▶ _What is expected_:
Reproduce every line of the material below, but drop the pictures.

▶ _Listed records_:
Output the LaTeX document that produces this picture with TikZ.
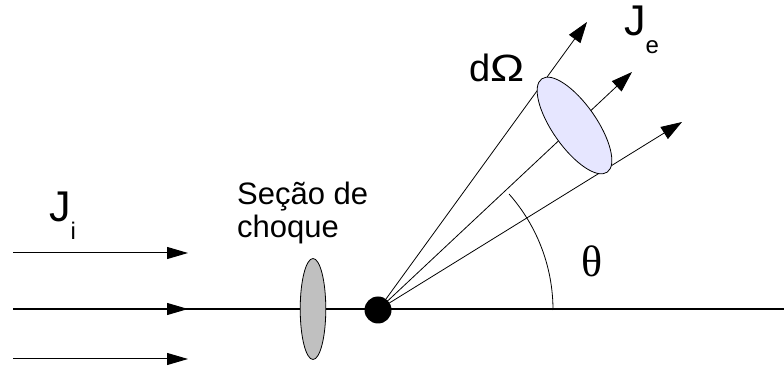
\documentclass[tikz,border=0pt]{standalone}
\usepackage{fontspec}
\setmainfont{Liberation Sans}
\newfontfamily\thetafont{Liberation Serif}
\usetikzlibrary{shapes.geometric, arrows.meta, positioning, calc}
\definecolor{section_grey}{HTML}{C0C0C0}
\definecolor{solid_blue}{HTML}{E6E6FF}
\newcommand{\lowsub}[1]{\raisebox{-18pt}{\fontsize{24}{24}\selectfont #1}}
\tikzset{
    beam_arrow/.style={
        -{Triangle[length=21pt, width=12pt]}, line width=1pt, draw=black
    },
    ray_arrow/.style={
        -{Triangle[length=21pt, width=14pt]}, line width=0.8pt, draw=black
    },
    beam_line/.style={line width=1.1pt, draw=black},
    cross_ellipse/.style={
        ellipse, draw=black, line width=0.8pt, fill=section_grey,
        minimum width=25.6pt, minimum height=101pt, inner sep=0pt
    },
    angle_ellipse/.style={
        ellipse, draw=black, line width=0.8pt, fill=solid_blue,
        minimum width=114pt, minimum height=44pt, inner sep=0pt
    },
    target_dot/.style={
        circle, fill=black, minimum size=27pt, inner sep=0pt
    },
    lbl_big/.style={font=\fontsize{43}{43}\selectfont, inner sep=0pt},
    lbl_text/.style={font=\fontsize{31}{33}\selectfont, align=left, inner sep=0pt}
}

\begin{document}
\begin{tikzpicture}[x=1pt, y=1pt, >=Stealth]
    \useasboundingbox (0,0) rectangle (784,369);

    % Incident beam
    \coordinate (beam_top_in) at (13,116);
    \coordinate (beam_top_out) at (188,116);
    \coordinate (beam_mid_in) at (13,60);
    \coordinate (beam_mid_out) at (188,60);
    \coordinate (beam_bot_in) at (13,10);
    \coordinate (beam_bot_out) at (188,10);
    \coordinate (axis_end) at (784,60);
    \node[target_dot] (target) at (378,59) {};

    \draw[beam_arrow] (beam_top_in) -- (beam_top_out);
    \draw[beam_line] (beam_mid_in) -- (axis_end);
    \draw[beam_arrow] (beam_mid_in) -- (beam_mid_out);
    \draw[beam_arrow] (beam_bot_in) -- (beam_bot_out);

    % Scattered rays
    \coordinate (ray_a) at (587,347);
    \coordinate (ray_b) at (632,297);
    \coordinate (ray_c) at (682,247);
    \draw[ray_arrow] (target.center) -- (ray_a);
    \draw[ray_arrow] (target.center) -- (ray_b);
    \draw[ray_arrow] (target.center) -- (ray_c);

    % Angle
    \draw[line width=0.8pt] ([shift={(0:175)}]target.center) arc[start angle=0, end angle=41.5, radius=175];

    % Ellipses
    \node[cross_ellipse] (section) at (313,60) {};
    \node[angle_ellipse, rotate=-55] (solid) at (574.5,243.5) {};

    % Labels
    \node[lbl_big, anchor=base west] (j_in) at (49,147) {J\lowsub{i}};
    \node[lbl_big, anchor=base west] (j_out) at (624,333) {J\lowsub{e}};
    \node[lbl_big, font=\fontsize{38}{38}\selectfont, anchor=base west] (omega) at (469,287.5) {d\scalebox{1.2}[1]{Ω}};
    \node[lbl_big, font=\thetafont\fontsize{44}{44}\selectfont] (theta) at (592,108) {θ};
    \node[lbl_text, anchor=north west] (section_lbl) at (237,187) {Seção de\\choque};
\end{tikzpicture}
\end{document}
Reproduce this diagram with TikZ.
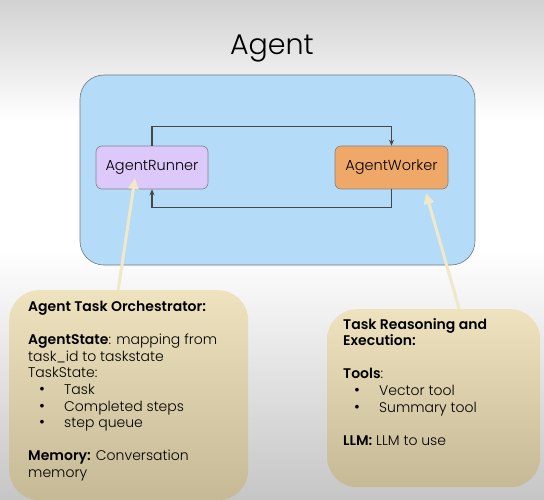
\documentclass[tikz,border=0pt]{standalone}
\usepackage{fontspec}
\setmainfont{Poppins}[UprightFont=* Light, BoldFont=* SemiBold]
\usetikzlibrary{arrows.meta,positioning}

\definecolor{bgtop}{RGB}{210,210,210}
\definecolor{bgbot}{RGB}{198,198,198}
\definecolor{framefill}{RGB}{180,220,248}
\definecolor{framedraw}{RGB}{110,120,130}
\definecolor{runnerfill}{RGB}{221,200,250}
\definecolor{workerfill}{RGB}{240,168,104}
\definecolor{boxdraw}{RGB}{130,130,135}
\definecolor{flowline}{RGB}{70,70,70}
\definecolor{notetop}{RGB}{238,227,190}
\definecolor{notebot}{RGB}{198,186,150}
\definecolor{pointerline}{RGB}{240,232,200}

\newcommand{\bulitem}{\hspace*{11pt}\makebox[25pt][l]{\fontsize{16}{16}\selectfont\textbullet}}

\begin{document}
\begin{tikzpicture}[x=1pt, y=1pt,
    frame/.style={draw=framedraw, fill=framefill, rounded corners=24pt, line width=0.6pt},
    agentbox/.style={draw=boxdraw, rounded corners=6pt, line width=0.6pt,
        minimum width=112pt, minimum height=43pt, inner sep=0pt,
        font=\fontsize{14.5}{17}\selectfont},
    flow/.style={-{Stealth[length=6pt,width=5pt]}, draw=flowline, line width=1.2pt},
    note/.style={top color=notetop, bottom color=notebot, rounded corners=30pt,
        anchor=north west, font=\fontsize{14}{16.6}\selectfont},
    pointer/.style={-{Triangle[length=11pt,width=10pt]}, draw=pointerline, line width=3pt}]
    % Draw background
    \useasboundingbox (0,0) rectangle (544,499);
    \shade[top color=bgtop, bottom color=white] (0,380) rectangle (544,499);
    \fill[white] (0,250) rectangle (544,380);
    \shade[top color=white, bottom color=bgbot] (0,0) rectangle (544,250);

    % Draw agent frame
    \node [anchor=base, font=\fontsize{28.5}{34}\selectfont] (agent) at (272,444) {Agent};
    \node [frame, minimum width=395pt, minimum height=190pt] (frame) at (277.5,329) {};
    \node [agentbox, fill=runnerfill] (runner) at (152,331.5) {AgentRunner};
    \node [agentbox, fill=workerfill, minimum width=113pt] (worker) at (391.5,331.5) {AgentWorker};
    \draw [flow] (runner.north) -- ++(0,19) -| (worker.north);
    \draw [flow] (worker.south) -- ++(0,-18) -| (runner.south);

    % Draw notes
    \node [note, inner xsep=19pt, inner ysep=11pt] (orch) at (9,209) {%
        \parbox[c][188pt][t]{201pt}{%
        \textbf{Agent Task Orchestrator:}\\[\baselineskip]
        \textbf{AgentState}: mapping from\\
        task\_id to taskstate\\
        TaskState:\\
        \bulitem Task\\
        \bulitem Completed steps\\
        \bulitem step queue\\[\baselineskip]
        \textbf{Memory:} Conversation\\
        memory}};
    \node [note, inner xsep=16pt, inner ysep=9pt] (reason) at (327,190) {%
        \parbox[c][160pt][t]{181pt}{%
        \textbf{Task Reasoning and}\\
        \textbf{Execution:}\\[\baselineskip]
        \textbf{Tools}:\\
        \bulitem Vector tool\\
        \bulitem Summary tool\\[\baselineskip]
        \textbf{LLM:} LLM to use}};

    % Draw pointers
    \coordinate (runtip) at ([xshift=-17pt,yshift=-10.5pt]runner.center);
    \coordinate (worktip) at ([xshift=34.5pt,yshift=-25.5pt]worker.center);
    \draw [pointer] ([xshift=-10.5pt]orch.north) -- (runtip);
    \draw [pointer] ([xshift=25.5pt]reason.north) -- (worktip);
\end{tikzpicture}
\end{document}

▶ _Task answer_:
Output the LaTeX document that produces this picture with TikZ.
\documentclass[tikz,border=0pt]{standalone}
\usepackage{fontspec}
\setmainfont{Liberation Sans}
\newfontfamily\thetafont{Liberation Serif}
\usetikzlibrary{shapes.geometric, arrows.meta, positioning, calc}
\definecolor{section_grey}{HTML}{C0C0C0}
\definecolor{solid_blue}{HTML}{E6E6FF}
\newcommand{\lowsub}[1]{\raisebox{-18pt}{\fontsize{24}{24}\selectfont #1}}
\tikzset{
    beam_arrow/.style={
        -{Triangle[length=21pt, width=12pt]}, line width=1pt, draw=black
    },
    ray_arrow/.style={
        -{Triangle[length=21pt, width=14pt]}, line width=0.8pt, draw=black
    },
    beam_line/.style={line width=1.1pt, draw=black},
    cross_ellipse/.style={
        ellipse, draw=black, line width=0.8pt, fill=section_grey,
        minimum width=25.6pt, minimum height=101pt, inner sep=0pt
    },
    angle_ellipse/.style={
        ellipse, draw=black, line width=0.8pt, fill=solid_blue,
        minimum width=114pt, minimum height=44pt, inner sep=0pt
    },
    target_dot/.style={
        circle, fill=black, minimum size=27pt, inner sep=0pt
    },
    lbl_big/.style={font=\fontsize{43}{43}\selectfont, inner sep=0pt},
    lbl_text/.style={font=\fontsize{31}{33}\selectfont, align=left, inner sep=0pt}
}

\begin{document}
\begin{tikzpicture}[x=1pt, y=1pt, >=Stealth]
    \useasboundingbox (0,0) rectangle (784,369);

    % Incident beam
    \coordinate (beam_top_in) at (13,116);
    \coordinate (beam_top_out) at (188,116);
    \coordinate (beam_mid_in) at (13,60);
    \coordinate (beam_mid_out) at (188,60);
    \coordinate (beam_bot_in) at (13,10);
    \coordinate (beam_bot_out) at (188,10);
    \coordinate (axis_end) at (784,60);
    \node[target_dot] (target) at (378,59) {};

    \draw[beam_arrow] (beam_top_in) -- (beam_top_out);
    \draw[beam_line] (beam_mid_in) -- (axis_end);
    \draw[beam_arrow] (beam_mid_in) -- (beam_mid_out);
    \draw[beam_arrow] (beam_bot_in) -- (beam_bot_out);

    % Scattered rays
    \coordinate (ray_a) at (587,347);
    \coordinate (ray_b) at (632,297);
    \coordinate (ray_c) at (682,247);
    \draw[ray_arrow] (target.center) -- (ray_a);
    \draw[ray_arrow] (target.center) -- (ray_b);
    \draw[ray_arrow] (target.center) -- (ray_c);

    % Angle
    \draw[line width=0.8pt] ([shift={(0:175)}]target.center) arc[start angle=0, end angle=41.5, radius=175];

    % Ellipses
    \node[cross_ellipse] (section) at (313,60) {};
    \node[angle_ellipse, rotate=-55] (solid) at (574.5,243.5) {};

    % Labels
    \node[lbl_big, anchor=base west] (j_in) at (49,147) {J\lowsub{i}};
    \node[lbl_big, anchor=base west] (j_out) at (624,333) {J\lowsub{e}};
    \node[lbl_big, font=\fontsize{38}{38}\selectfont, anchor=base west] (omega) at (469,287.5) {d\scalebox{1.2}[1]{Ω}};
    \node[lbl_big, font=\thetafont\fontsize{44}{44}\selectfont] (theta) at (592,108) {θ};
    \node[lbl_text, anchor=north west] (section_lbl) at (237,187) {Seção de\\choque};
\end{tikzpicture}
\end{document}
Reproduce this diagram with TikZ.
\documentclass[tikz,border=0pt]{standalone}
\usepackage{fontspec}
\setmainfont{Poppins}[UprightFont=* Light, BoldFont=* SemiBold]
\usetikzlibrary{arrows.meta,positioning}

\definecolor{bgtop}{RGB}{210,210,210}
\definecolor{bgbot}{RGB}{198,198,198}
\definecolor{framefill}{RGB}{180,220,248}
\definecolor{framedraw}{RGB}{110,120,130}
\definecolor{runnerfill}{RGB}{221,200,250}
\definecolor{workerfill}{RGB}{240,168,104}
\definecolor{boxdraw}{RGB}{130,130,135}
\definecolor{flowline}{RGB}{70,70,70}
\definecolor{notetop}{RGB}{238,227,190}
\definecolor{notebot}{RGB}{198,186,150}
\definecolor{pointerline}{RGB}{240,232,200}

\newcommand{\bulitem}{\hspace*{11pt}\makebox[25pt][l]{\fontsize{16}{16}\selectfont\textbullet}}

\begin{document}
\begin{tikzpicture}[x=1pt, y=1pt,
    frame/.style={draw=framedraw, fill=framefill, rounded corners=24pt, line width=0.6pt},
    agentbox/.style={draw=boxdraw, rounded corners=6pt, line width=0.6pt,
        minimum width=112pt, minimum height=43pt, inner sep=0pt,
        font=\fontsize{14.5}{17}\selectfont},
    flow/.style={-{Stealth[length=6pt,width=5pt]}, draw=flowline, line width=1.2pt},
    note/.style={top color=notetop, bottom color=notebot, rounded corners=30pt,
        anchor=north west, font=\fontsize{14}{16.6}\selectfont},
    pointer/.style={-{Triangle[length=11pt,width=10pt]}, draw=pointerline, line width=3pt}]
    % Draw background
    \useasboundingbox (0,0) rectangle (544,499);
    \shade[top color=bgtop, bottom color=white] (0,380) rectangle (544,499);
    \fill[white] (0,250) rectangle (544,380);
    \shade[top color=white, bottom color=bgbot] (0,0) rectangle (544,250);

    % Draw agent frame
    \node [anchor=base, font=\fontsize{28.5}{34}\selectfont] (agent) at (272,444) {Agent};
    \node [frame, minimum width=395pt, minimum height=190pt] (frame) at (277.5,329) {};
    \node [agentbox, fill=runnerfill] (runner) at (152,331.5) {AgentRunner};
    \node [agentbox, fill=workerfill, minimum width=113pt] (worker) at (391.5,331.5) {AgentWorker};
    \draw [flow] (runner.north) -- ++(0,19) -| (worker.north);
    \draw [flow] (worker.south) -- ++(0,-18) -| (runner.south);

    % Draw notes
    \node [note, inner xsep=19pt, inner ysep=11pt] (orch) at (9,209) {%
        \parbox[c][188pt][t]{201pt}{%
        \textbf{Agent Task Orchestrator:}\\[\baselineskip]
        \textbf{AgentState}: mapping from\\
        task\_id to taskstate\\
        TaskState:\\
        \bulitem Task\\
        \bulitem Completed steps\\
        \bulitem step queue\\[\baselineskip]
        \textbf{Memory:} Conversation\\
        memory}};
    \node [note, inner xsep=16pt, inner ysep=9pt] (reason) at (327,190) {%
        \parbox[c][160pt][t]{181pt}{%
        \textbf{Task Reasoning and}\\
        \textbf{Execution:}\\[\baselineskip]
        \textbf{Tools}:\\
        \bulitem Vector tool\\
        \bulitem Summary tool\\[\baselineskip]
        \textbf{LLM:} LLM to use}};

    % Draw pointers
    \coordinate (runtip) at ([xshift=-17pt,yshift=-10.5pt]runner.center);
    \coordinate (worktip) at ([xshift=34.5pt,yshift=-25.5pt]worker.center);
    \draw [pointer] ([xshift=-10.5pt]orch.north) -- (runtip);
    \draw [pointer] ([xshift=25.5pt]reason.north) -- (worktip);
\end{tikzpicture}
\end{document}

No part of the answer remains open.